• [SUPPLIED RECORDS]:
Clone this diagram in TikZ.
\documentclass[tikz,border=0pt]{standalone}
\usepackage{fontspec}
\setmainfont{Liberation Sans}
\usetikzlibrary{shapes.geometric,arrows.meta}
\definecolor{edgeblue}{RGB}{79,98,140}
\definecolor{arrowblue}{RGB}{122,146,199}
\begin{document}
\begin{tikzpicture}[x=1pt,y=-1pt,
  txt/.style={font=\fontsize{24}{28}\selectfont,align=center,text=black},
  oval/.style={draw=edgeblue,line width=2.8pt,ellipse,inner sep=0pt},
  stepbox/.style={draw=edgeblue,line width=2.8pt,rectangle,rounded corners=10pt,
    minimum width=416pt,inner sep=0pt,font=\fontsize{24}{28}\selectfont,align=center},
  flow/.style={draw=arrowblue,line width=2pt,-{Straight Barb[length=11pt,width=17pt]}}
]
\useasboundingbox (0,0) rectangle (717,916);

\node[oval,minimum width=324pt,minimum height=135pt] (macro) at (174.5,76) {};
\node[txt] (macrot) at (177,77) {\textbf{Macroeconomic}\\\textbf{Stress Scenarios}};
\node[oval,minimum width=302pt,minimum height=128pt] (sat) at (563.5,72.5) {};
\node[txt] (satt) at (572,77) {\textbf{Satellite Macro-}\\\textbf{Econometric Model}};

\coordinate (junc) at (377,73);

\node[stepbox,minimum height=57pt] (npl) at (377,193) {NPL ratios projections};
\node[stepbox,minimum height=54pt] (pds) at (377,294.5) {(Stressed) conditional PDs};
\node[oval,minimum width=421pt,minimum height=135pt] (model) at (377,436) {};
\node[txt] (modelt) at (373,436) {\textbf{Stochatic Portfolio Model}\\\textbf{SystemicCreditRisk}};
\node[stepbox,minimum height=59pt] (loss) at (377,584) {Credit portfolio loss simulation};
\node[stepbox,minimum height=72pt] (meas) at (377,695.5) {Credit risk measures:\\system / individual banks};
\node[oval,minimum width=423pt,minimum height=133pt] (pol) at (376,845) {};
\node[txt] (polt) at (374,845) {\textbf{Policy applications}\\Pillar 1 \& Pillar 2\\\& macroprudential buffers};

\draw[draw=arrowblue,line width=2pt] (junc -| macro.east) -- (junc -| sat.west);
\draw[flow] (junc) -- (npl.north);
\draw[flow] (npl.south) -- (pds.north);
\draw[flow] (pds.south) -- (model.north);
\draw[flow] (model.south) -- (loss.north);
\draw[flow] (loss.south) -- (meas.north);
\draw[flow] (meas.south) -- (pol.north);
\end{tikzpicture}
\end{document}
==
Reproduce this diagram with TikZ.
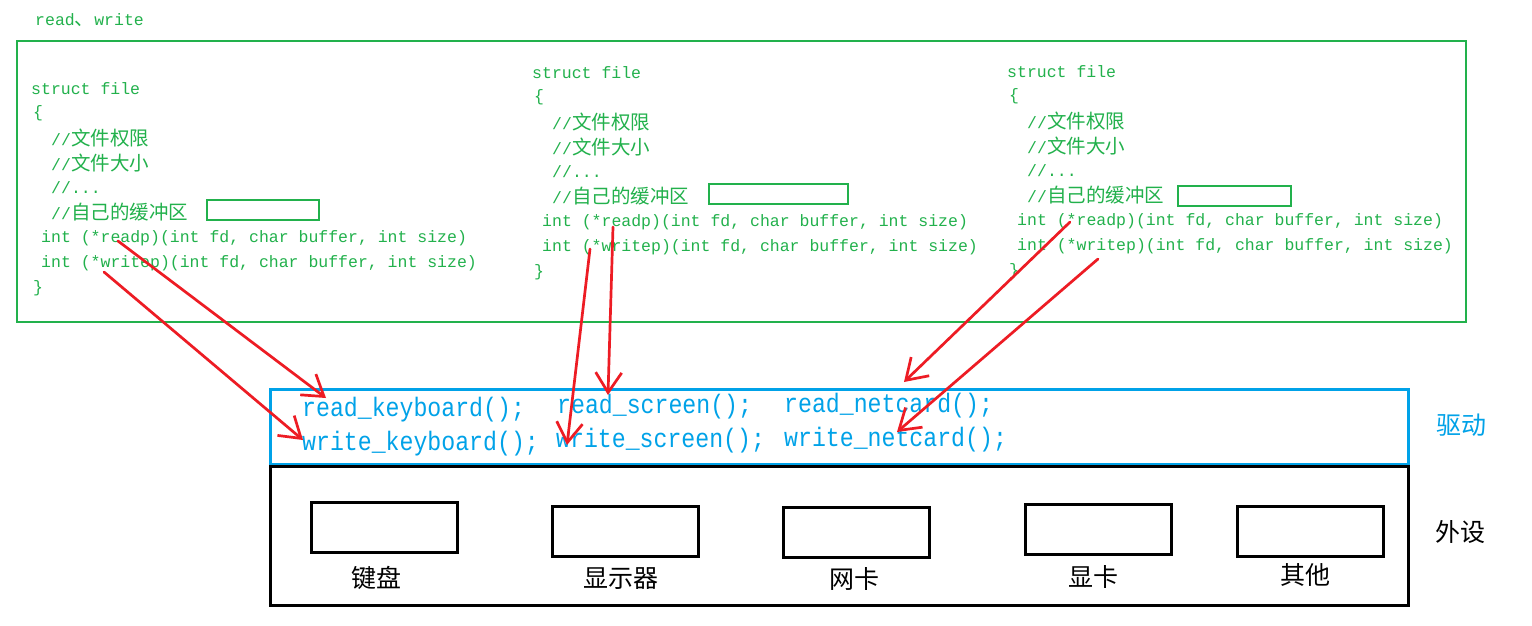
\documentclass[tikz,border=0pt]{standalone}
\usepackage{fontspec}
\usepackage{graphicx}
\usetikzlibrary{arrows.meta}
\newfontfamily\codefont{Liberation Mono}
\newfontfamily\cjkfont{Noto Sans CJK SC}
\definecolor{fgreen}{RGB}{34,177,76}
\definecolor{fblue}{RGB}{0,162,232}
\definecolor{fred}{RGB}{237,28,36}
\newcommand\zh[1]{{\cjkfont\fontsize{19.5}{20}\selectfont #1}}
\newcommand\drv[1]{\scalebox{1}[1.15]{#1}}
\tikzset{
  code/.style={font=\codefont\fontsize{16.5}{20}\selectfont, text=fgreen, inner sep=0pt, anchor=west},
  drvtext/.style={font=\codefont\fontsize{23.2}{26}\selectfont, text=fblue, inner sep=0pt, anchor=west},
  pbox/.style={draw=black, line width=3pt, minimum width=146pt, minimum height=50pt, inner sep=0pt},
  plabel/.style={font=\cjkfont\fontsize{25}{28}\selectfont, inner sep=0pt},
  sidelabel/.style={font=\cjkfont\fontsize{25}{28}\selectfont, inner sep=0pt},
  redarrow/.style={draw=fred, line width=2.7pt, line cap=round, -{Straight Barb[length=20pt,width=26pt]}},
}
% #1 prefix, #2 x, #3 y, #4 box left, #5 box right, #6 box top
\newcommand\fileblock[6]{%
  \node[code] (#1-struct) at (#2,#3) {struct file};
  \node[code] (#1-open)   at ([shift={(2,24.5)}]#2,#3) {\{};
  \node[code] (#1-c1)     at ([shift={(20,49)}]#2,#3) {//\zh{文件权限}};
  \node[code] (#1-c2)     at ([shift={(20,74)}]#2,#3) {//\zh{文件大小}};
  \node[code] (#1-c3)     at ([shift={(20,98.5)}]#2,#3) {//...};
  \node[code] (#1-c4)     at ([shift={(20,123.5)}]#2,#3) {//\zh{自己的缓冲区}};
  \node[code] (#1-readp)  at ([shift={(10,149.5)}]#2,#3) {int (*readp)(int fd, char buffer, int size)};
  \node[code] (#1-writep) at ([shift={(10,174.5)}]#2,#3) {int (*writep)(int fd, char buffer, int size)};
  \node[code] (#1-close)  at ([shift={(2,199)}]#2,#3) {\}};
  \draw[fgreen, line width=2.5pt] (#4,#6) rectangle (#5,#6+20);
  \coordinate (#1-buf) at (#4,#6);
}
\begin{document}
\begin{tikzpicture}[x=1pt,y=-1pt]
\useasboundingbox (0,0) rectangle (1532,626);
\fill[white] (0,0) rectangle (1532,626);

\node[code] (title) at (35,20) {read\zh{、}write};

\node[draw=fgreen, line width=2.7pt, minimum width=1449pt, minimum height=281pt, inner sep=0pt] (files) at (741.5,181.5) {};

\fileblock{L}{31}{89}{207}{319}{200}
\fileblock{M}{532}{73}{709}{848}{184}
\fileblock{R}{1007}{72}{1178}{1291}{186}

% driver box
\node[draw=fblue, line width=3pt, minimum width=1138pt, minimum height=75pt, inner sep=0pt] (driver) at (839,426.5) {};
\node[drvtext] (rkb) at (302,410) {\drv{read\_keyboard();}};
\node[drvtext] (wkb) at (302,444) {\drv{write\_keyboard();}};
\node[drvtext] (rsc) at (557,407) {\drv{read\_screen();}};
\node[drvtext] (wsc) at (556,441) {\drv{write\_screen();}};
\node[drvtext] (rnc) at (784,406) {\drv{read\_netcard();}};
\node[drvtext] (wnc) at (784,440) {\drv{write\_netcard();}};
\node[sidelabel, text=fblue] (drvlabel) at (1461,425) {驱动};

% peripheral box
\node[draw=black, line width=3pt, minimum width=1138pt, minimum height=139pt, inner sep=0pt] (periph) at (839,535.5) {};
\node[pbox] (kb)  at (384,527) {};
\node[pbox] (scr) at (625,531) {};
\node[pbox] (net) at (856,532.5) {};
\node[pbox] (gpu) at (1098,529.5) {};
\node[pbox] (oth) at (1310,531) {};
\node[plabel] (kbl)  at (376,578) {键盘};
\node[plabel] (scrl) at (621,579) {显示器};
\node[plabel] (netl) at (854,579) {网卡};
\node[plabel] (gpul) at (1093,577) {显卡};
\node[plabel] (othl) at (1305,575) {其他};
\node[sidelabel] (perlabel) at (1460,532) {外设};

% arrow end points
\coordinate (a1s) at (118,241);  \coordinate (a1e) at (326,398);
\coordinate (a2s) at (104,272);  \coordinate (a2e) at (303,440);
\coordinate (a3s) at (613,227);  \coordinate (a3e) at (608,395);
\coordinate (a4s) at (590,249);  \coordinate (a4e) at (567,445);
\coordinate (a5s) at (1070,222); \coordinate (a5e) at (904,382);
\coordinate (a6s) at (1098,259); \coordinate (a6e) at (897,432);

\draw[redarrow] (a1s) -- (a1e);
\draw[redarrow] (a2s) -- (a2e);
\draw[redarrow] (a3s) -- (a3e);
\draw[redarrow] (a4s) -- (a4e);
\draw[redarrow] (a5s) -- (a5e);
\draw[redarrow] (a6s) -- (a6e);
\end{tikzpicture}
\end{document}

• [EXERCISE AIM]: Which lines above contain the word "diagram"? Copy each of them.

• [ANSWER]:
Clone this diagram in TikZ.
Reproduce this diagram with TikZ.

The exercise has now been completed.